--- Start DATA LINES ---
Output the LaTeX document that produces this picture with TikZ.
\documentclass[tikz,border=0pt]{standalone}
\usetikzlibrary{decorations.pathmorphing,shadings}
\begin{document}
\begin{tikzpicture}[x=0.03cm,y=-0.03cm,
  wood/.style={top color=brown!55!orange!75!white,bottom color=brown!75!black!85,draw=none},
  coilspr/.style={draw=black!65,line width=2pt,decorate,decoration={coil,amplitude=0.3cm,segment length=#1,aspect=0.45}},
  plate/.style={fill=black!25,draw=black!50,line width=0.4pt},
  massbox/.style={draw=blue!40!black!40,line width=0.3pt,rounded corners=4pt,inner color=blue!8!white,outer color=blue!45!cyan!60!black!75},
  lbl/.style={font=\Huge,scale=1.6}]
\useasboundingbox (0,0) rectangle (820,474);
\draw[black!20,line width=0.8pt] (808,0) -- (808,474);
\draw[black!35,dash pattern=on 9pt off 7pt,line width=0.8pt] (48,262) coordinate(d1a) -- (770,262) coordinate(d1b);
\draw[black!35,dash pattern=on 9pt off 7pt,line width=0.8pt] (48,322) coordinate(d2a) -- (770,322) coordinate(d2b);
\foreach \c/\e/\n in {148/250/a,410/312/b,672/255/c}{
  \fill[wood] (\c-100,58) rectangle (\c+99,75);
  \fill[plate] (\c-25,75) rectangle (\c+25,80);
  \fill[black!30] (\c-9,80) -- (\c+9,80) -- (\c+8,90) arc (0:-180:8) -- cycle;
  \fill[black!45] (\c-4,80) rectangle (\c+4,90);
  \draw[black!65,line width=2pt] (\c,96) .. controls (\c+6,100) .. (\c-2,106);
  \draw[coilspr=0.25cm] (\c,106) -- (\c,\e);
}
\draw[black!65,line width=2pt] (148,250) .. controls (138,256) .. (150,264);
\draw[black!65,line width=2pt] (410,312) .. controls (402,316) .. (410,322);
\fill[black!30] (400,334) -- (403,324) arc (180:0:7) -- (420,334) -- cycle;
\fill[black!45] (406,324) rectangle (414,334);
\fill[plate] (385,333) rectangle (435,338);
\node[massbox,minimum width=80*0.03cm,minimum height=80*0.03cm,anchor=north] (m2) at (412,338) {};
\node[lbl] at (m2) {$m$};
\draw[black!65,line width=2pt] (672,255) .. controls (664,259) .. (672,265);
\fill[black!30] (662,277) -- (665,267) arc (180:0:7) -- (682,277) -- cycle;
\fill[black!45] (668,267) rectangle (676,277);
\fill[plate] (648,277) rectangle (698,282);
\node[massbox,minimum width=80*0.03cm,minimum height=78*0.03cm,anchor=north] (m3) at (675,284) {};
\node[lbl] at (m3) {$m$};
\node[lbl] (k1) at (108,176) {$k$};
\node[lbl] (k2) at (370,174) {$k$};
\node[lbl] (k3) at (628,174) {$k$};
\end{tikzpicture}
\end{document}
--- End DATA LINES ---
#### REQUIRED TASK
Extract all of the material exactly as it is written.

#### FINISHED EXERCISE
Output the LaTeX document that produces this picture with TikZ.
\documentclass[tikz,border=0pt]{standalone}
\usetikzlibrary{decorations.pathmorphing,shadings}
\begin{document}
\begin{tikzpicture}[x=0.03cm,y=-0.03cm,
  wood/.style={top color=brown!55!orange!75!white,bottom color=brown!75!black!85,draw=none},
  coilspr/.style={draw=black!65,line width=2pt,decorate,decoration={coil,amplitude=0.3cm,segment length=#1,aspect=0.45}},
  plate/.style={fill=black!25,draw=black!50,line width=0.4pt},
  massbox/.style={draw=blue!40!black!40,line width=0.3pt,rounded corners=4pt,inner color=blue!8!white,outer color=blue!45!cyan!60!black!75},
  lbl/.style={font=\Huge,scale=1.6}]
\useasboundingbox (0,0) rectangle (820,474);
\draw[black!20,line width=0.8pt] (808,0) -- (808,474);
\draw[black!35,dash pattern=on 9pt off 7pt,line width=0.8pt] (48,262) coordinate(d1a) -- (770,262) coordinate(d1b);
\draw[black!35,dash pattern=on 9pt off 7pt,line width=0.8pt] (48,322) coordinate(d2a) -- (770,322) coordinate(d2b);
\foreach \c/\e/\n in {148/250/a,410/312/b,672/255/c}{
  \fill[wood] (\c-100,58) rectangle (\c+99,75);
  \fill[plate] (\c-25,75) rectangle (\c+25,80);
  \fill[black!30] (\c-9,80) -- (\c+9,80) -- (\c+8,90) arc (0:-180:8) -- cycle;
  \fill[black!45] (\c-4,80) rectangle (\c+4,90);
  \draw[black!65,line width=2pt] (\c,96) .. controls (\c+6,100) .. (\c-2,106);
  \draw[coilspr=0.25cm] (\c,106) -- (\c,\e);
}
\draw[black!65,line width=2pt] (148,250) .. controls (138,256) .. (150,264);
\draw[black!65,line width=2pt] (410,312) .. controls (402,316) .. (410,322);
\fill[black!30] (400,334) -- (403,324) arc (180:0:7) -- (420,334) -- cycle;
\fill[black!45] (406,324) rectangle (414,334);
\fill[plate] (385,333) rectangle (435,338);
\node[massbox,minimum width=80*0.03cm,minimum height=80*0.03cm,anchor=north] (m2) at (412,338) {};
\node[lbl] at (m2) {$m$};
\draw[black!65,line width=2pt] (672,255) .. controls (664,259) .. (672,265);
\fill[black!30] (662,277) -- (665,267) arc (180:0:7) -- (682,277) -- cycle;
\fill[black!45] (668,267) rectangle (676,277);
\fill[plate] (648,277) rectangle (698,282);
\node[massbox,minimum width=80*0.03cm,minimum height=78*0.03cm,anchor=north] (m3) at (675,284) {};
\node[lbl] at (m3) {$m$};
\node[lbl] (k1) at (108,176) {$k$};
\node[lbl] (k2) at (370,174) {$k$};
\node[lbl] (k3) at (628,174) {$k$};
\end{tikzpicture}
\end{document}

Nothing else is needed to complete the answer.